Instructions to follow: Transcribe the material in full. Nothing should differ except that the pictures are left out.

Available data:
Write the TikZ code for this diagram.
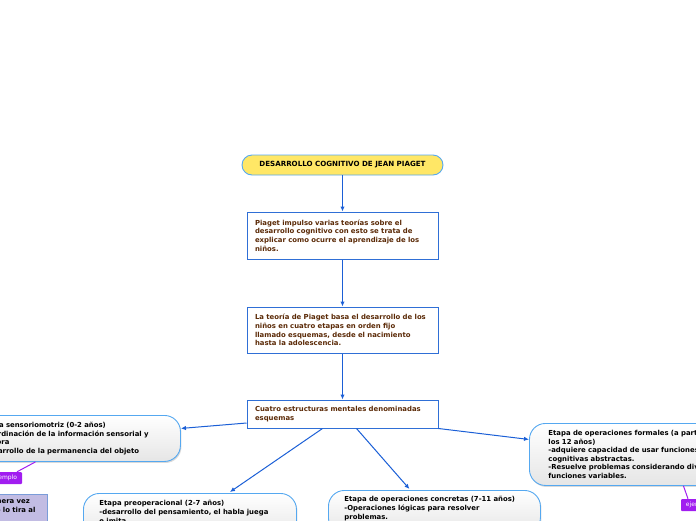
\documentclass[tikz,border=0pt]{standalone}
\usepackage{fontspec}
\setmainfont{DejaVu Sans}
\usetikzlibrary{arrows.meta,shadows}
\definecolor{topfill}{HTML}{FFE766}
\definecolor{rbord}{HTML}{55A8F0}
\definecolor{bbord}{HTML}{2F6FD6}
\definecolor{arr}{HTML}{1B5FD6}
\definecolor{brown}{HTML}{5B2A07}
\definecolor{purp}{HTML}{A11DF0}
\definecolor{lav}{HTML}{C2BCE3}
\definecolor{lavb}{HTML}{7A9CD8}
\tikzset{
  txt/.style={font=\fontsize{6.9}{8.6}\selectfont\bfseries},
  titlebox/.style={font=\fontsize{7.1}{8.6}\selectfont\bfseries, draw=rbord, line width=0.9pt, fill=topfill, rounded corners=10pt, minimum width=201pt, minimum height=20pt, inner sep=0pt},
  rectbox/.style={txt, text=brown, draw=bbord, line width=1pt, fill=white, align=left, inner xsep=8pt, text width=175pt,
    drop shadow={opacity=0.35, shadow xshift=1pt, shadow yshift=-1.2pt}},
  roundbox/.style={txt, draw=rbord, line width=0.9pt, rounded corners=16pt, align=left, inner xsep=19pt, anchor=north west,
    top color=white, bottom color=black!10,
    drop shadow={opacity=0.3, shadow xshift=1pt, shadow yshift=-1.5pt}},
  conn/.style={draw=arr, line width=1pt, -{Latex[length=5pt,width=4.5pt]}},
  tag/.style={fill=purp, text=white, font=\fontsize{6}{6.5}\selectfont, inner sep=0pt, minimum height=12pt, rounded corners=1pt},
  tagline/.style={draw=purp, line width=1pt}
}
\begin{document}
\begin{tikzpicture}[x=1pt,y=-1pt]
\useasboundingbox (0,0) rectangle (696,520);
\clip (0,0) rectangle (696,520);
\node[titlebox] (t) at (342.5,165) {DESARROLLO COGNITIVO DE JEAN PIAGET};
\node[rectbox, minimum height=47pt] (n2) at (342.5,235.5)
 {Piaget impulso varias teorías sobre el\\desarrollo cognitivo con esto se trata de\\explicar como ocurre el aprendizaje de los\\niños.};
\node[rectbox, minimum height=46pt] (n3) at (342.5,330)
 {La teoría de Piaget basa el desarrollo de los\\niños en cuatro etapas en orden fijo\\llamado esquemas, desde el nacimiento\\hasta la adolescencia.};
\node[rectbox, minimum height=28pt] (n4) at (342.5,414)
 {Cuatro estructuras mentales denominadas\\esquemas};
\node[roundbox, text width=180pt, minimum height=46pt] (L) at (-38,415)
 {Etapa sensoriomotriz (0-2 años)\\-coordinación de la información sensorial y\\motora\\-desarrollo de la permanencia del objeto};
\node[roundbox, text width=181pt, inner xsep=16pt, inner ysep=7pt] (BL) at (83,493)
 {Etapa preoperacional (2-7 años)\\-desarrollo del pensamiento, el habla juega\\e imita\\~};
\node[roundbox, text width=180pt, inner xsep=16pt, inner ysep=6pt] (BM) at (328,490)
 {Etapa de operaciones concretas (7-11 años)\\-Operaciones lógicas para resolver\\problemas.\\~};
\node[roundbox, text width=190pt, minimum height=62pt] (R) at (529,423)
 {Etapa de operaciones formales (a partir de\\los 12 años)\\-adquiere capacidad de usar funciones\\cognitivas abstractas.\\-Resuelve problemas considerando diversas\\funciones variables.};
\node[tag, minimum width=34pt] (tagL) at (5,478) {ejemplo};
\node[tag, minimum width=34pt] (tagR) at (698,505) {ejemplo};
\node[draw=lavb, line width=0.8pt, fill=lav, txt, align=left, anchor=north west, inner xsep=5pt, inner ysep=4pt, text width=70pt] (ex) at (-33,494)
 {La primera vez\\cuando lo tira al\\~};
\draw[conn] (t) -- (n2);
\draw[conn] (n2) -- (n3);
\draw[conn] (n3) -- (n4);
\draw[conn] ([yshift=-9pt]n4.west) -- ([yshift=10pt]L.east);
\draw[conn] ([xshift=-20pt]n4.south) -- ([xshift=40pt,yshift=1pt]BL.north);
\draw[conn] ([xshift=14pt]n4.south) -- ([xshift=-25pt,yshift=1pt]BM.north);
\draw[conn] (n4.south east) -- ([yshift=15pt]R.west);
\draw[tagline] ([xshift=-36pt]L.south) -- ([xshift=12pt]tagL.north);
\draw[tagline] ([xshift=40pt]R.south) -- ([xshift=-10pt]tagR.north);
\end{tikzpicture}
\end{document}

The solution:
Write the TikZ code for this diagram.
\documentclass[tikz,border=0pt]{standalone}
\usepackage{fontspec}
\setmainfont{DejaVu Sans}
\usetikzlibrary{arrows.meta,shadows}
\definecolor{topfill}{HTML}{FFE766}
\definecolor{rbord}{HTML}{55A8F0}
\definecolor{bbord}{HTML}{2F6FD6}
\definecolor{arr}{HTML}{1B5FD6}
\definecolor{brown}{HTML}{5B2A07}
\definecolor{purp}{HTML}{A11DF0}
\definecolor{lav}{HTML}{C2BCE3}
\definecolor{lavb}{HTML}{7A9CD8}
\tikzset{
  txt/.style={font=\fontsize{6.9}{8.6}\selectfont\bfseries},
  titlebox/.style={font=\fontsize{7.1}{8.6}\selectfont\bfseries, draw=rbord, line width=0.9pt, fill=topfill, rounded corners=10pt, minimum width=201pt, minimum height=20pt, inner sep=0pt},
  rectbox/.style={txt, text=brown, draw=bbord, line width=1pt, fill=white, align=left, inner xsep=8pt, text width=175pt,
    drop shadow={opacity=0.35, shadow xshift=1pt, shadow yshift=-1.2pt}},
  roundbox/.style={txt, draw=rbord, line width=0.9pt, rounded corners=16pt, align=left, inner xsep=19pt, anchor=north west,
    top color=white, bottom color=black!10,
    drop shadow={opacity=0.3, shadow xshift=1pt, shadow yshift=-1.5pt}},
  conn/.style={draw=arr, line width=1pt, -{Latex[length=5pt,width=4.5pt]}},
  tag/.style={fill=purp, text=white, font=\fontsize{6}{6.5}\selectfont, inner sep=0pt, minimum height=12pt, rounded corners=1pt},
  tagline/.style={draw=purp, line width=1pt}
}
\begin{document}
\begin{tikzpicture}[x=1pt,y=-1pt]
\useasboundingbox (0,0) rectangle (696,520);
\clip (0,0) rectangle (696,520);
\node[titlebox] (t) at (342.5,165) {DESARROLLO COGNITIVO DE JEAN PIAGET};
\node[rectbox, minimum height=47pt] (n2) at (342.5,235.5)
 {Piaget impulso varias teorías sobre el\\desarrollo cognitivo con esto se trata de\\explicar como ocurre el aprendizaje de los\\niños.};
\node[rectbox, minimum height=46pt] (n3) at (342.5,330)
 {La teoría de Piaget basa el desarrollo de los\\niños en cuatro etapas en orden fijo\\llamado esquemas, desde el nacimiento\\hasta la adolescencia.};
\node[rectbox, minimum height=28pt] (n4) at (342.5,414)
 {Cuatro estructuras mentales denominadas\\esquemas};
\node[roundbox, text width=180pt, minimum height=46pt] (L) at (-38,415)
 {Etapa sensoriomotriz (0-2 años)\\-coordinación de la información sensorial y\\motora\\-desarrollo de la permanencia del objeto};
\node[roundbox, text width=181pt, inner xsep=16pt, inner ysep=7pt] (BL) at (83,493)
 {Etapa preoperacional (2-7 años)\\-desarrollo del pensamiento, el habla juega\\e imita\\~};
\node[roundbox, text width=180pt, inner xsep=16pt, inner ysep=6pt] (BM) at (328,490)
 {Etapa de operaciones concretas (7-11 años)\\-Operaciones lógicas para resolver\\problemas.\\~};
\node[roundbox, text width=190pt, minimum height=62pt] (R) at (529,423)
 {Etapa de operaciones formales (a partir de\\los 12 años)\\-adquiere capacidad de usar funciones\\cognitivas abstractas.\\-Resuelve problemas considerando diversas\\funciones variables.};
\node[tag, minimum width=34pt] (tagL) at (5,478) {ejemplo};
\node[tag, minimum width=34pt] (tagR) at (698,505) {ejemplo};
\node[draw=lavb, line width=0.8pt, fill=lav, txt, align=left, anchor=north west, inner xsep=5pt, inner ysep=4pt, text width=70pt] (ex) at (-33,494)
 {La primera vez\\cuando lo tira al\\~};
\draw[conn] (t) -- (n2);
\draw[conn] (n2) -- (n3);
\draw[conn] (n3) -- (n4);
\draw[conn] ([yshift=-9pt]n4.west) -- ([yshift=10pt]L.east);
\draw[conn] ([xshift=-20pt]n4.south) -- ([xshift=40pt,yshift=1pt]BL.north);
\draw[conn] ([xshift=14pt]n4.south) -- ([xshift=-25pt,yshift=1pt]BM.north);
\draw[conn] (n4.south east) -- ([yshift=15pt]R.west);
\draw[tagline] ([xshift=-36pt]L.south) -- ([xshift=12pt]tagL.north);
\draw[tagline] ([xshift=40pt]R.south) -- ([xshift=-10pt]tagR.north);
\end{tikzpicture}
\end{document}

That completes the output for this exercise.